[Source code of charts]

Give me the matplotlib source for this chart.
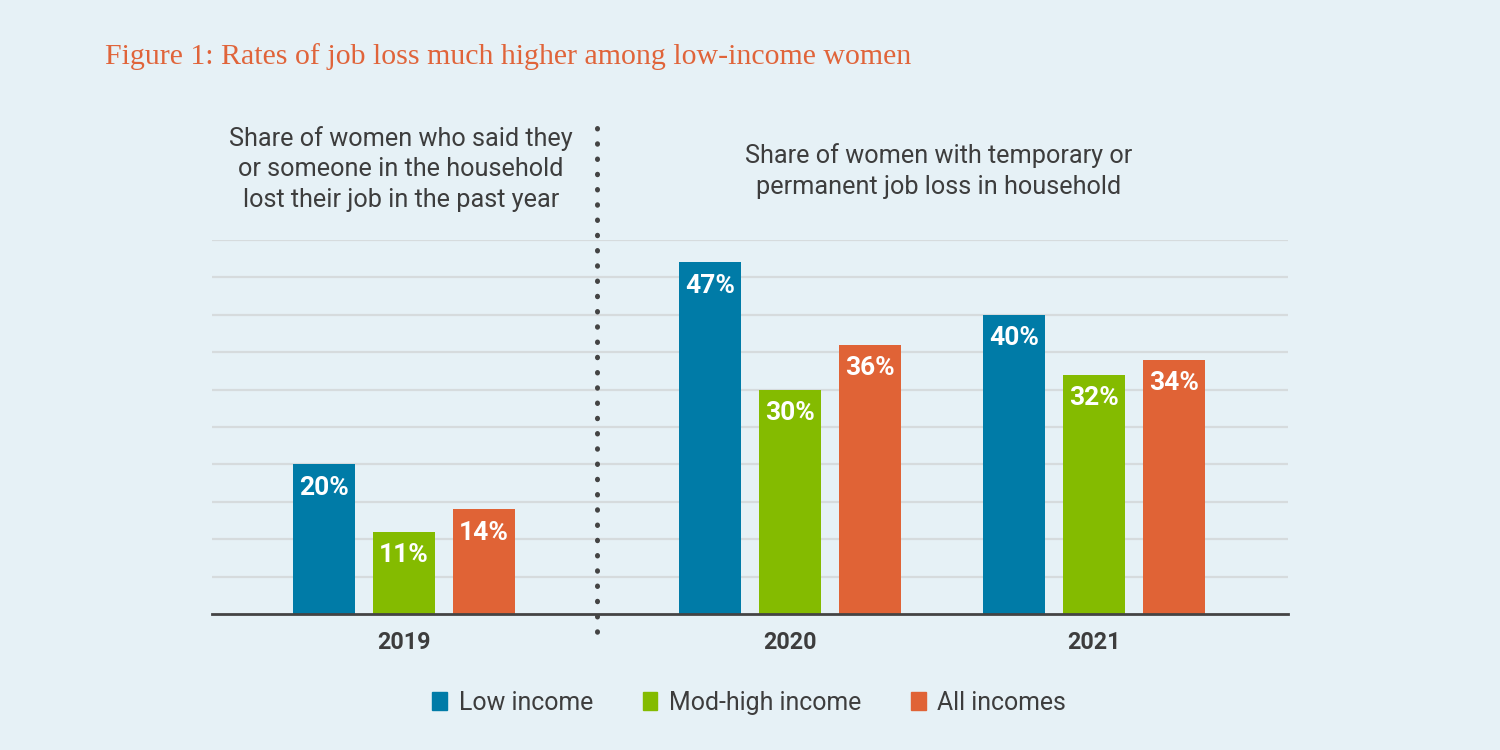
import numpy as np
import matplotlib
matplotlib.use("Agg")
import matplotlib.pyplot as plt
from matplotlib.patches import Rectangle

# data
years = ['2019', '2020', '2021']
series = ['Low income', 'Mod-high income', 'All incomes']
low_income = [20, 47, 40]
mod_high_income = [11, 30, 32]
all_incomes = [14, 36, 34]

left_note = 'Share of women who said they\nor someone in the household\nlost their job in the past year'
right_note = 'Share of women with temporary or\npermanent job loss in household'
title = 'Figure 1: Rates of job loss much higher among low-income women'

# styling
bg = '#e6f1f6'
colors = ['#007ba7', '#84bb00', '#e06336']
dark = '#3d3d3d'
plt.rcParams['font.family'] = ['Roboto', 'DejaVu Sans']

fig = plt.figure(figsize=(15, 7.5), dpi=100, facecolor=bg)
ax = fig.add_axes([212 / 1500, 1 - 614 / 750, 1076 / 1500, 374 / 750])
ax.set_facecolor(bg)

# group centres in axis units (pixels from left of axes), bars 62 wide, step 80
centers = [192, 578, 882]
width = 62
step = 80

for i, vals in enumerate([low_income, mod_high_income, all_incomes]):
    xs = np.array(centers) + (i - 1) * step
    ax.bar(xs, vals, width=width, color=colors[i], zorder=3, label=series[i])
    for x, v in zip(xs, vals):
        ax.annotate(f'{v}%', (x, v), xytext=(0, -17), textcoords='offset points',
                    ha='center', va='center', color='white', fontsize=19,
                    fontweight='bold', zorder=4)

ax.set_xlim(0, 1076)
ax.set_ylim(0, 50)
ax.set_yticks(np.arange(5, 51, 5))
ax.yaxis.grid(True, color='#d6dbdd', lw=1.6, zorder=0)
ax.tick_params(left=False, bottom=False, labelleft=False)
ax.set_xticks(centers)
ax.set_xticklabels(years, fontsize=16.8, fontweight='bold', color=dark)
ax.tick_params(axis='x', pad=9)
for s in ['left', 'right', 'top']:
    ax.spines[s].set_visible(False)
ax.spines['bottom'].set_color('#444444')
ax.spines['bottom'].set_linewidth(2)
ax.spines['bottom'].set_zorder(5)

# dotted separator
fig.add_artist(plt.Line2D([597 / 1500, 597 / 1500], [1 - 128 / 750, 1 - 642 / 750],
                          color='#444444', lw=3.6, linestyle=(0, (0.1, 2.95)),
                          dash_capstyle='round', transform=fig.transFigure))

# notes
fig.text(401 / 1500, 1 - 169 / 750, left_note, ha='center', va='center',
         fontsize=18.2, color=dark, linespacing=1.33)
fig.text(939 / 1500, 1 - 171 / 750, right_note, ha='center', va='center',
         fontsize=18.2, color=dark, linespacing=1.33)

# title
fig.text(105 / 1500, 1 - 57 / 750, title, ha='left', va='center', fontsize=21.5,
         color='#e0643a', family=['Liberation Serif', 'DejaVu Serif'])

# legend
handles = [Rectangle((0, 0), 1, 1, color=c) for c in colors]
fig.legend(handles, series, loc='center', bbox_to_anchor=(749 / 1500, 1 - 703 / 750),
           ncol=3, frameon=False, fontsize=17.9, handlelength=0.6, handleheight=0.75,
           handletextpad=0.45, columnspacing=2.0, labelcolor=dark)

fig.savefig('out.png', dpi=100, facecolor=bg)
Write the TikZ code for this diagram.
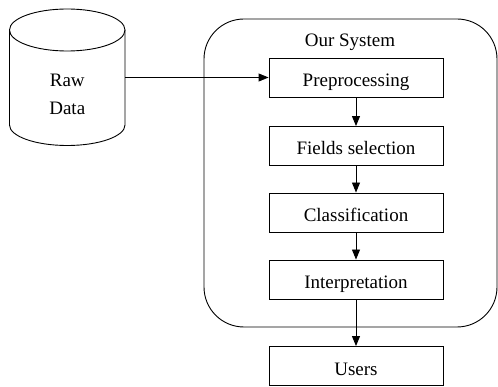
\documentclass[tikz,border=0pt]{standalone}
\usepackage{fontspec}
\setmainfont{Liberation Serif}
\usetikzlibrary{arrows.meta}
\begin{document}
\begin{tikzpicture}[x=1pt,y=-1pt,
  line width=0.9pt,
  stepbox/.style={draw,minimum width=174pt,minimum height=39pt,inner sep=0pt,text height=18pt,text depth=0pt,font=\fontsize{19}{23}\selectfont},
  lbl/.style={font=\fontsize{19}{28}\selectfont,align=center,inner sep=0pt},
  arr/.style={-{Triangle[length=10pt,width=8pt]}}]
\useasboundingbox (0,0) rectangle (498,387);
% cylinder
\draw (9.5,30) -- (9.5,125) arc[start angle=180,end angle=0,x radius=57.75,y radius=20.5] -- (125,30);
\draw (67.25,30) ellipse[x radius=57.75,y radius=21];
\node[inner sep=0pt,minimum width=115.5pt,minimum height=95pt] (raw) at (67.25,77.5) {};
\node[lbl] (rawtxt) at (67.25,94) {Raw\\Data};
% system box
\node[draw,rounded corners=40pt,minimum width=293pt,minimum height=308pt,inner sep=0pt] (sys) at (350.5,173) {};
\node[lbl] (systxt) at (350,42) {Our System};
\node[stepbox] (pre) at (356,77.5) {Preprocessing};
\node[stepbox] (fld) at (356,146) {Fields selection};
\node[stepbox] (cls) at (356,212.5) {Classification};
\node[stepbox] (int) at (356,279.5) {Interpretation};
\node[stepbox] (usr) at (356,366) {Users};
\draw[arr] (raw.east) -- (pre.west);
\draw[arr] (pre) -- (fld);
\draw[arr] (fld) -- (cls);
\draw[arr] (cls) -- (int);
\draw[arr] (int) -- (usr);
\end{tikzpicture}
\end{document}
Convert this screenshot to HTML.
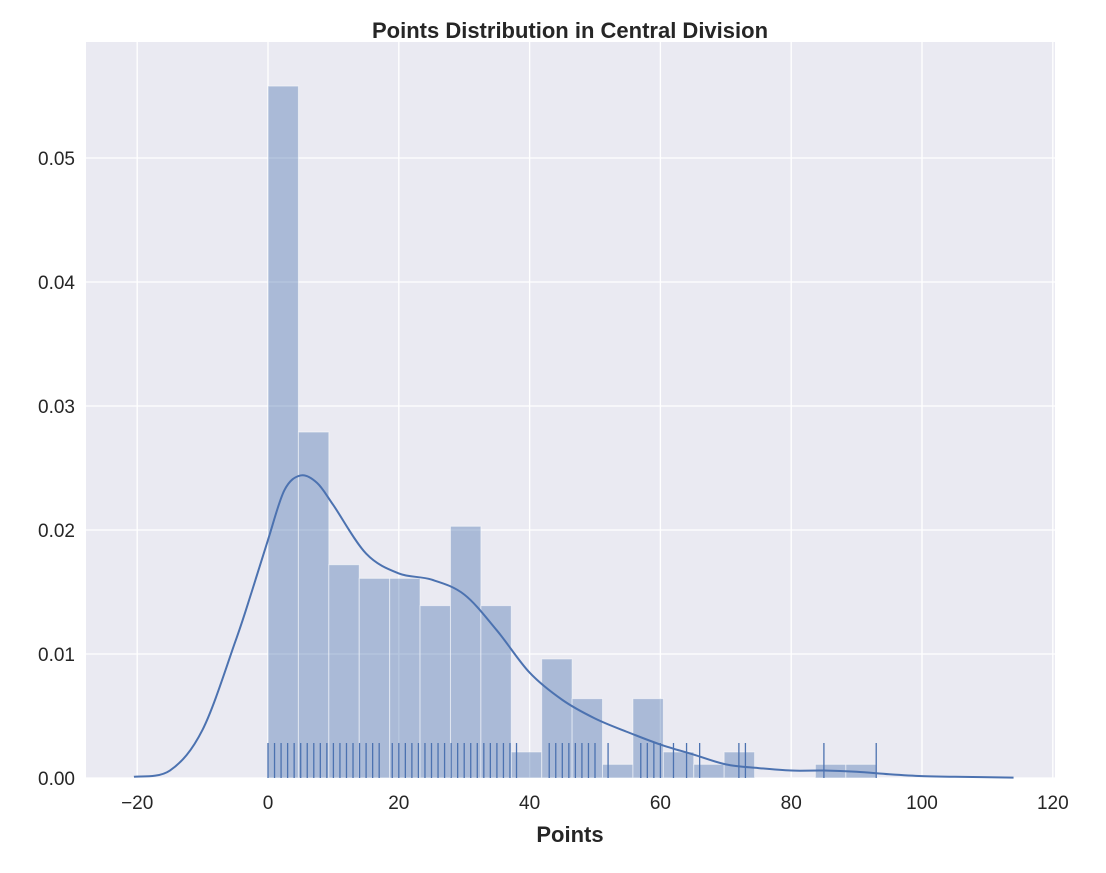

WORK REQUIRED: Exactly as written, repeat the lines from the beginning of the entries up to and including the line with "all_incomes = [14, 36, 34]", but not the pictures.

THE REPLY:
Give me the matplotlib source for this chart.
import numpy as np
import matplotlib
matplotlib.use("Agg")
import matplotlib.pyplot as plt
from matplotlib.patches import Rectangle

# data
years = ['2019', '2020', '2021']
series = ['Low income', 'Mod-high income', 'All incomes']
low_income = [20, 47, 40]
mod_high_income = [11, 30, 32]
all_incomes = [14, 36, 34]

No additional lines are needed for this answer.